The Nagoya Rainbow Hall
NAGOYA, Japan (November 17, 2005) – The United States are top of the standings after two rounds of games, but the furthest thing from their minds is actually winning the FIVB World Grand Champions Cup.
“We came here with a goal, and that was to improve our level and play more consistently,” said the Americans’ Chinese head coach, Jenny Lang Ping, at a news conference on Thursday. We want to take this opportunity to give more experience to the team, and right now we have still not changed our goal. We have three hard matches to play and I will focus on each one and try to play as consistently as possible, and learn as much as possible from all the teams.”
The six teams are now in Nagoya, preparing to resume play on Friday at the Rainbow Hall after playing the first two rounds at Tokyo Metropolitan Gymnasium. USA and Brazil have a 2-0 win-loss record, and are followed by Japan and Poland on 1-1 and China and Korea on 0-2. On Friday, Korea will play China, followed by USA against Poland and Brazil against Japan. Brazil are shooting for a first World Grand Champions Cup for women, as well as a title double in Japan this year after winning the World Grand Prix Final Round at Sendai in July.

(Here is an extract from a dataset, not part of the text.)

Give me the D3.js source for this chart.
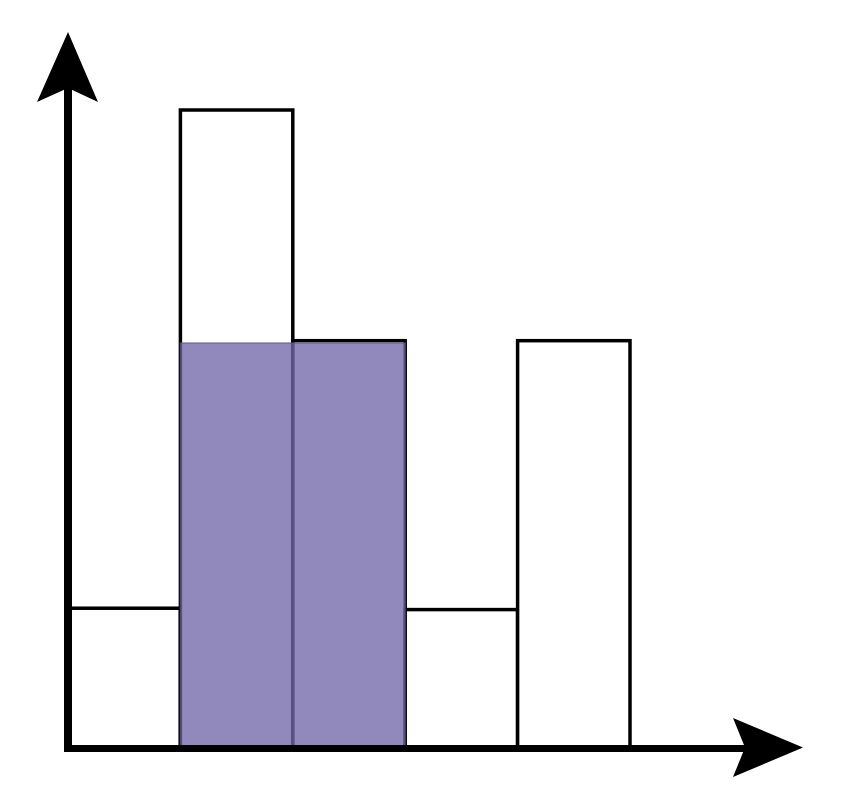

Despite opening with two wins, against defending champions China and European champions Poland, the South American champions are expecting a tough match against host Japan on Friday evening. “For us it’s always difficult to play against Japan because of the velocity of the balls and the defence. You think you have won the point but the ball comes back,” said head coach Jose Guimaraes. “We played against them three times before this tournament and we had difficulties in every match. I remember at the World Grand Prix in Tokyo we lost the first two sets, and then there was a 10-minute break for the TV show. I had a chance to talk to the girls in the locker room and we came back out and won 3-2. Thank God for the 10-minute break!”
The Brazilian duo of Sheilla Castro and Welissa “Sassa” Gonzaga lead the scorers with 40 points apiece, followed by Japan’s Kana Oyama with 37, and USA lefty Nancy Metcalf and Korean high-school student Kim Yeon-Koung, both with 35.
USA, ranked fifth in the world, will play seventh-ranked Japan in the 15th and last match of the series on Sunday evening, and USA coach Lang admits she will keep on learning. “The last time we played against Japan, in Thailand for the World Grand Prix, we had a hard time to block and on defence because they play fast combinations,” she said.
“We have to focus on everybody, not just on one or two players, and I think we will have a little bit of trouble because we do not run this fast. I think Japan is a great team.”
Good news for the organizers is that the 8,000-capacity Rainbow Hall has sold out all three nights as the teams chase the pot of gold of US$300,000 for the champions.